Die rechtsnationale „Deutsche Zeitung“ empörte sich über den „sexuellen Ur- und Affenwald“ des „Dreckdramas“. Ein anderer Kritiker sprach von „hysterischen Unverfrorenheiten und Entgleisungen einer aus der Art geschlagenen Frauenphantasie“. Sogar der Polizeipräsident griff ein und bat um „mehr Diskretion“ auf der Bühne.

Für die damals 27-jährige Schriftstellerin markierte der Eklat einen biografischen Bruch. Sie fühlte sich von Brecht ausgebeutet, verließ Berlin, und als sie 1932 in finanzielle Nöte geriet und in ihre Geburtsstadt Ingolstadt zurückkehrte, galt sie dort als Nestbeschmutzerin.

Zwar hatte niemand dort das Stück gesehen, doch über die Verrisse berichtete die Lokalpresse genüsslich. Die Hymnen, die etwa Alfred Kerr der Dramatikerin gewidmet hatte, waren hingegen nicht bis in die Donaustadt vorgedrungen. Das erzählte Klaus Gültig jetzt bei der Marieluise-Fleißer-Woche, die das Literaturforum im Brecht-Haus ihr bis einschließlich Freitag widmet.

Gültig ist Fleißers Neffe, er war ihr letzter Lebensgefährte und verwaltet nun ihren Nachlass.
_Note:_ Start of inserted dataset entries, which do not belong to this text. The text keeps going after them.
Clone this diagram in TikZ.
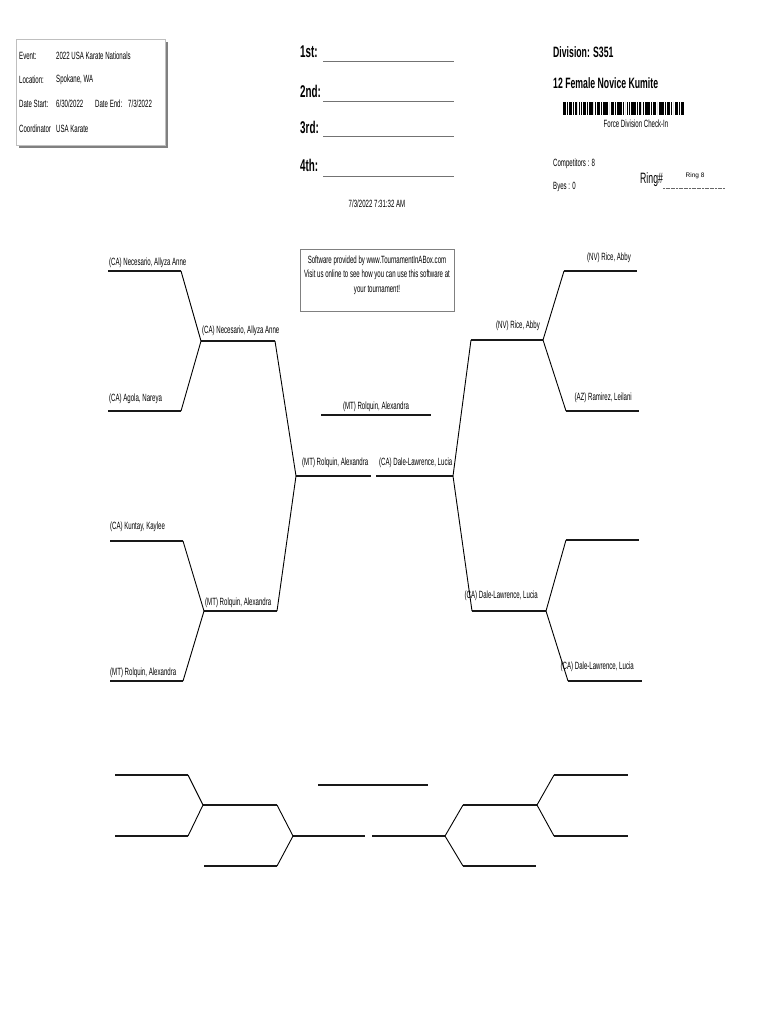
\documentclass[tikz,border=0pt]{standalone}
\usepackage{fontspec}
\setmainfont[FakeStretch=0.58]{Liberation Sans}
\newfontfamily\widefont{Liberation Sans}
\newcommand\bline[4]{%
  \coordinate (#1-l) at (#2,#4);
  \coordinate (#1-r) at (#3,#4);
  \draw[hl] (#1-l) -- (#1-r);}
\begin{document}
\begin{tikzpicture}[x=1pt,y=-1pt,
  hl/.style={line width=1.6pt,black!90},
  sl/.style={line width=0.9pt,black},
  plc/.style={line width=0.8pt,black!55},
  txt/.style={inner sep=0pt,font=\fontsize{10.5}{12}\selectfont},
  lbl/.style={txt},
  big/.style={inner sep=0pt,font=\fontsize{17}{19}\selectfont\bfseries},
  mid/.style={inner sep=0pt,font=\fontsize{15}{17}\selectfont\bfseries}]
\useasboundingbox (0,0) rectangle (770,1024);
\fill[white] (0,0) rectangle (770,1024);

% ---- info box ----
\fill[black!50] (165,42) rectangle (168,148);
\fill[black!50] (19,145) rectangle (168,148);
\draw[black!25,line width=0.5pt] (16,39) rectangle (165,145);
\node[txt,anchor=west] (ev) at (19,56) {Event:};
\node[txt,anchor=west] (evv) at (56,56) {2022 USA Karate Nationals};
\node[txt,anchor=west] (loc) at (19,80) {Location:};
\node[txt,anchor=west] (locv) at (56,80) {Spokane, WA};
\node[txt,anchor=west] (ds) at (19,104) {Date Start:};
\node[txt,anchor=west] (dsv) at (56,104) {6/30/2022};
\node[txt,anchor=west] (de) at (95,104) {Date End:};
\node[txt,anchor=west] (dev) at (128,104) {7/3/2022};
\node[txt,anchor=west] (co) at (19,129) {Coordinator};
\node[txt,anchor=west] (cov) at (56,129) {USA Karate};

% ---- placements ----
\node[big,anchor=west] (p1) at (300,52) {1st:};
\node[big,anchor=west] (p2) at (300,91) {2nd:};
\node[big,anchor=west] (p3) at (300,127) {3rd:};
\node[big,anchor=west] (p4) at (300,165) {4th:};
\coordinate (p1a) at (323,61); \coordinate (p1b) at (454,61);
\coordinate (p2a) at (323,101); \coordinate (p2b) at (454,101);
\coordinate (p3a) at (323,136); \coordinate (p3b) at (454,136);
\coordinate (p4a) at (323,176); \coordinate (p4b) at (454,176);
\draw[plc] (p1a) -- (p1b);
\draw[plc] (p2a) -- (p2b);
\draw[plc] (p3a) -- (p3b);
\draw[plc] (p4a) -- (p4b);
\node[txt] (stamp) at (377,204) {7/3/2022 7:31:32 AM};

% ---- division ----
\node[mid,anchor=west] (div) at (553,52) {Division: S351};
\node[mid,anchor=west] (dname) at (553,83) {12 Female Novice Kumite};
\foreach \i in {0,...,60}{
  \pgfmathsetmacro\w{mod(\i,8)==7 ? 0 : (mod(\i*5,7)<3 ? 1.5 : 0.8)}
  \fill[black] (563+\i*2,102) rectangle ++(\w,13);
}
\node[txt] (force) at (636,124) {Force Division Check-In};
\node[txt,anchor=west] (comp) at (553,164) {Competitors : 8};
\node[txt,anchor=west] (byes) at (553,187) {Byes : 0};
\node[inner sep=0pt,anchor=west,font=\fontsize{15}{17}\selectfont] (ring) at (640,180) {Ring\#};
\coordinate (rla) at (663,188); \coordinate (rlb) at (725,188);
\draw[black!60,line width=0.7pt,dash pattern=on 2pt off 0.6pt] (rla) -- (rlb);
\node[inner sep=0pt,font=\widefont\fontsize{6.5}{7}\selectfont] (ringv) at (695,176) {Ring 8};

% ---- software box ----
\draw[black!50,line width=0.5pt] (300,249) rectangle (454,311);
\node[txt,align=center,font=\fontsize{10.5}{14.5}\selectfont] (soft) at (377,275) {Software provided by www.TournamentInABox.com\\Visit us online to see how you can use this software at\\your tournament!};

% ---- main bracket: left ----
\bline{a1}{108}{181}{271}
\bline{a2}{108}{181}{411}
\bline{a3}{110}{183}{541}
\bline{a4}{110}{183}{681}
\bline{b1}{201}{275}{341}
\bline{b2}{204}{277}{611}
\bline{c1}{296}{371}{476}
\bline{fin}{321}{431}{415}
% ---- main bracket: right ----
\bline{c2}{376}{453}{476}
\bline{b3}{471}{543}{340}
\bline{b4}{472}{546}{611}
\bline{a5}{564}{637}{271}
\bline{a6}{566}{639}{411}
\bline{a7}{566}{639}{540}
\bline{a8}{568}{642}{681}

\draw[sl] (a1-r) -- (b1-l) -- (a2-r);
\draw[sl] (a3-r) -- (b2-l) -- (a4-r);
\draw[sl] (b1-r) -- (c1-l) -- (b2-r);
\draw[sl] (b3-l) -- (c2-r) -- (b4-l);
\draw[sl] (a5-l) -- (b3-r) -- (a6-l);
\draw[sl] (a7-l) -- (b4-r) -- (a8-l);

\node[lbl,anchor=base west] (t1) at (109,265) {(CA) Necesario, Allyza Anne};
\node[lbl,anchor=base west] (t2) at (109,401) {(CA) Agola, Nareya};
\node[lbl,anchor=base west] (t3) at (110,529) {(CA) Kuntay, Kaylee};
\node[lbl,anchor=base west] (t4) at (110,675) {(MT) Rolquin, Alexandra};
\node[lbl,anchor=base west] (t5) at (202,333) {(CA) Necesario, Allyza Anne};
\node[lbl,anchor=base west] (t6) at (205,605) {(MT) Rolquin, Alexandra};
\node[lbl,anchor=base west] (t7) at (302,465) {(MT) Rolquin, Alexandra};
\node[lbl,anchor=base] (t8) at (376,409) {(MT) Rolquin, Alexandra};
\node[lbl,anchor=base west] (t9) at (379,465) {(CA) Dale-Lawrence, Lucia};
\node[lbl,anchor=base east] (t10) at (540,328) {(NV) Rice, Abby};
\node[lbl,anchor=base east] (t11) at (631,260) {(NV) Rice, Abby};
\node[lbl,anchor=base east] (t12) at (632,400) {(AZ) Ramirez, Leilani};
\node[lbl,anchor=base east] (t13) at (538,598) {(CA) Dale-Lawrence, Lucia};
\node[lbl,anchor=base east] (t14) at (634,669) {(CA) Dale-Lawrence, Lucia};

% ---- consolation bracket ----
\bline{ca}{115}{188}{775}
\bline{cb}{115}{188}{836}
\bline{cc}{203}{277}{805}
\bline{cd}{293}{365}{836}
\bline{ce}{204}{277}{866}
\bline{cm}{318}{428}{785}
\bline{cf}{372}{445}{836}
\bline{cg}{463}{537}{805}
\bline{ch}{463}{536}{866}
\bline{ci}{554}{628}{775}
\bline{cj}{554}{628}{836}
\draw[sl] (ca-r) -- (cc-l) -- (cb-r);
\draw[sl] (cc-r) -- (cd-l) -- (ce-r);
\draw[sl] (cg-l) -- (cf-r) -- (ch-l);
\draw[sl] (ci-l) -- (cg-r) -- (cj-l);
\end{tikzpicture}
\end{document}
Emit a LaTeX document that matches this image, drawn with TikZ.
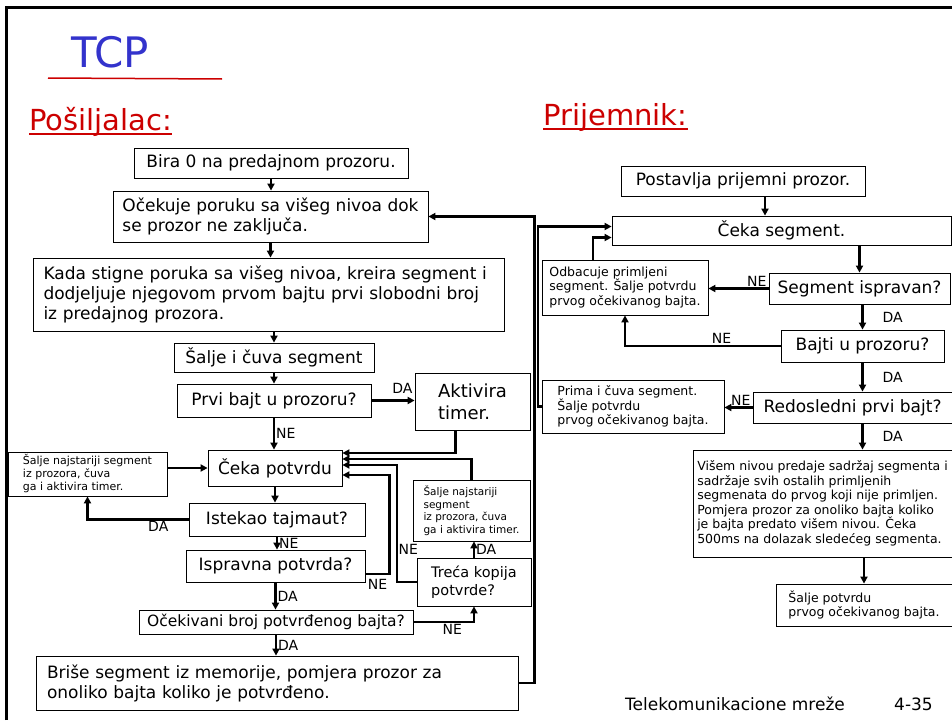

Die Nazis hatten ihre Stücke und den Roman „Mehlreisende Frieda Geier“ verboten. Nur mühsam gelang es ihr nach 1945, wieder Fuß zu fassen als Autorin, etwa mit der Erzählung „Avantgarde“ über die Zeit mit Brecht.

Ihre Wiederentdeckung begann langsam: 1966 inszenierte Peter Stein an der Berliner Schaubühne ihr Stück „Der starke Stamm“, 1968 brachte Rainer Werner Fassbinder ihre „Pioniere“ unter dem Titel „Zum Beispiel Ingolstadt“ in seinem Münchener Action-Theater heraus. 1972 - zwei Jahre vor ihrem Tod - erschienen die „Gesammelten Werke“ bei Suhrkamp. „Sie hatte den Eindruck, sie sei aus der Zeit herausgefallen und müsse sich erst wieder in die neue Zeit hineinschreiben“, erzählte später der Herausgeber Günther Rühle.

Dramatiker wie Franz Xaver Kroetz und Martin Sperr erkannten in Fleißer eine Vorfahrin. Damals, berichtete Klaus Gültig, sei er mit seiner Tante ständig im Theatern gewesen, und wenn sie danach noch in einem Lokal saßen, war sie von lauter jungen Menschen umgeben. Bei der Fleißer-Woche geht es um Avantgarde, Klassenverhältnisse oder (heute ab 19 Uhr) die „weibliche Moderne“.

Alle Veranstaltungen werden bei Youtube gestreamt. Was sich genauso dringend empfiehlt: Marieluise Fleißer zu lesen. Etwa die pointierten Erzählungen wie „Ein Pfund Orangen“ oder ihren einzigen Roman, der in der überarbeiteten Fassung inzwischen „Eine Zierde für den Verein“ heißt (mehr Informartionen zu den Veranstaltungen unter lfbrecht.de/projekte/marieluise-fleisser-woche).